◆ PROBLEM TO SOLVE: Every record must appear in your copy exactly as written, with no pictures.

◆ LISTED ENTRIES:

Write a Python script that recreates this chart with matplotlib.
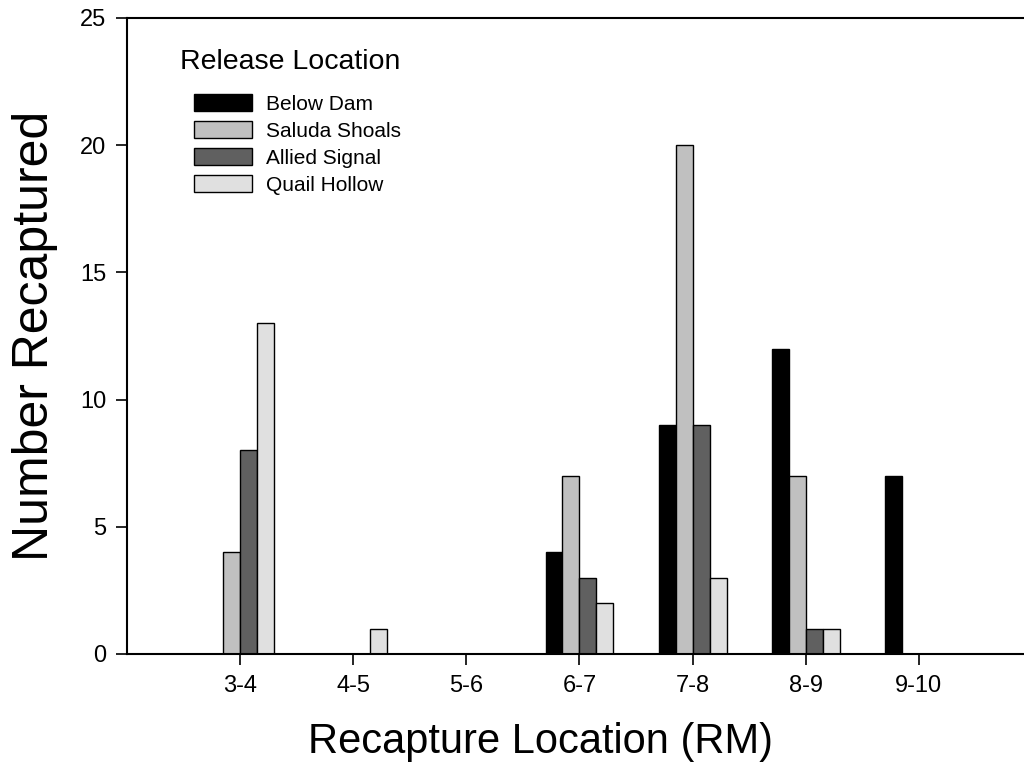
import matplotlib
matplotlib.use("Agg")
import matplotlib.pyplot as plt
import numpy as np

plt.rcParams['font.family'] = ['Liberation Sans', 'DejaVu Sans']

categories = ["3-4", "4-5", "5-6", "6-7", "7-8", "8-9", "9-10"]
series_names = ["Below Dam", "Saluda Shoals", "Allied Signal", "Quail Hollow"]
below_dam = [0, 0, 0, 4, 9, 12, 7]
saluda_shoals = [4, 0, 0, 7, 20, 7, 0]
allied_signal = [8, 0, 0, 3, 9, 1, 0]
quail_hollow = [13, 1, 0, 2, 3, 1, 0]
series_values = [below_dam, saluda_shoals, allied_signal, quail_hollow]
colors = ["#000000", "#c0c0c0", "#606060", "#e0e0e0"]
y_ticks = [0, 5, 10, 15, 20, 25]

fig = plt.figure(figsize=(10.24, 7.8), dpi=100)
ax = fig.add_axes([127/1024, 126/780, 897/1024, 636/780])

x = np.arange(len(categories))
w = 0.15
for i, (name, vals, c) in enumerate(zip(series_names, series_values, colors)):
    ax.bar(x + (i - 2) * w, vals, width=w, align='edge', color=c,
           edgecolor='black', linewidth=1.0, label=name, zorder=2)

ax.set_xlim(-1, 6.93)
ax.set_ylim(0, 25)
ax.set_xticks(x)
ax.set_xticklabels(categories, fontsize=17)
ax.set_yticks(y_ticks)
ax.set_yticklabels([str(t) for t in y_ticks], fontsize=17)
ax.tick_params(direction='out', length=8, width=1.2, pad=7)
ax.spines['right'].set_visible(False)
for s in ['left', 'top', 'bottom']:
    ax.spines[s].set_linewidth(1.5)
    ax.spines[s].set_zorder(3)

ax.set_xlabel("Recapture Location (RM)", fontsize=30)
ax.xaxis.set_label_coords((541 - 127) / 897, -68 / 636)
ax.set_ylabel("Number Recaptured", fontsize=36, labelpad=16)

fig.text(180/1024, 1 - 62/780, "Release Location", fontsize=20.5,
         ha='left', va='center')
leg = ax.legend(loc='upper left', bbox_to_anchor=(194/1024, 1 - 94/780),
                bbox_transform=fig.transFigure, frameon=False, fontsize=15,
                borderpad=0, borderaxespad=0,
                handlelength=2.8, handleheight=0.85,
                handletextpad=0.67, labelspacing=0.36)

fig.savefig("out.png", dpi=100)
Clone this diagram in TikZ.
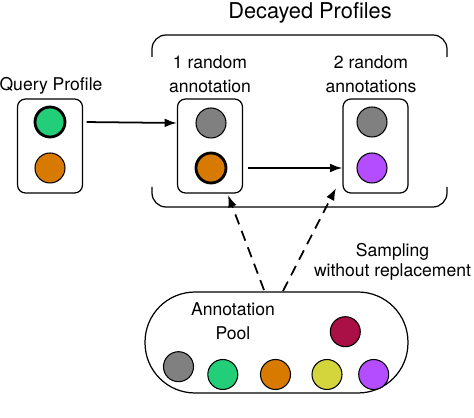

◆ PROBLEM SOLUTION:
Write a Python script that recreates this chart with matplotlib.
import matplotlib
matplotlib.use("Agg")
import matplotlib.pyplot as plt
import numpy as np

plt.rcParams['font.family'] = ['Liberation Sans', 'DejaVu Sans']

categories = ["3-4", "4-5", "5-6", "6-7", "7-8", "8-9", "9-10"]
series_names = ["Below Dam", "Saluda Shoals", "Allied Signal", "Quail Hollow"]
below_dam = [0, 0, 0, 4, 9, 12, 7]
saluda_shoals = [4, 0, 0, 7, 20, 7, 0]
allied_signal = [8, 0, 0, 3, 9, 1, 0]
quail_hollow = [13, 1, 0, 2, 3, 1, 0]
series_values = [below_dam, saluda_shoals, allied_signal, quail_hollow]
colors = ["#000000", "#c0c0c0", "#606060", "#e0e0e0"]
y_ticks = [0, 5, 10, 15, 20, 25]

fig = plt.figure(figsize=(10.24, 7.8), dpi=100)
ax = fig.add_axes([127/1024, 126/780, 897/1024, 636/780])

x = np.arange(len(categories))
w = 0.15
for i, (name, vals, c) in enumerate(zip(series_names, series_values, colors)):
    ax.bar(x + (i - 2) * w, vals, width=w, align='edge', color=c,
           edgecolor='black', linewidth=1.0, label=name, zorder=2)

ax.set_xlim(-1, 6.93)
ax.set_ylim(0, 25)
ax.set_xticks(x)
ax.set_xticklabels(categories, fontsize=17)
ax.set_yticks(y_ticks)
ax.set_yticklabels([str(t) for t in y_ticks], fontsize=17)
ax.tick_params(direction='out', length=8, width=1.2, pad=7)
ax.spines['right'].set_visible(False)
for s in ['left', 'top', 'bottom']:
    ax.spines[s].set_linewidth(1.5)
    ax.spines[s].set_zorder(3)

ax.set_xlabel("Recapture Location (RM)", fontsize=30)
ax.xaxis.set_label_coords((541 - 127) / 897, -68 / 636)
ax.set_ylabel("Number Recaptured", fontsize=36, labelpad=16)

fig.text(180/1024, 1 - 62/780, "Release Location", fontsize=20.5,
         ha='left', va='center')
leg = ax.legend(loc='upper left', bbox_to_anchor=(194/1024, 1 - 94/780),
                bbox_transform=fig.transFigure, frameon=False, fontsize=15,
                borderpad=0, borderaxespad=0,
                handlelength=2.8, handleheight=0.85,
                handletextpad=0.67, labelspacing=0.36)

fig.savefig("out.png", dpi=100)
Clone this diagram in TikZ.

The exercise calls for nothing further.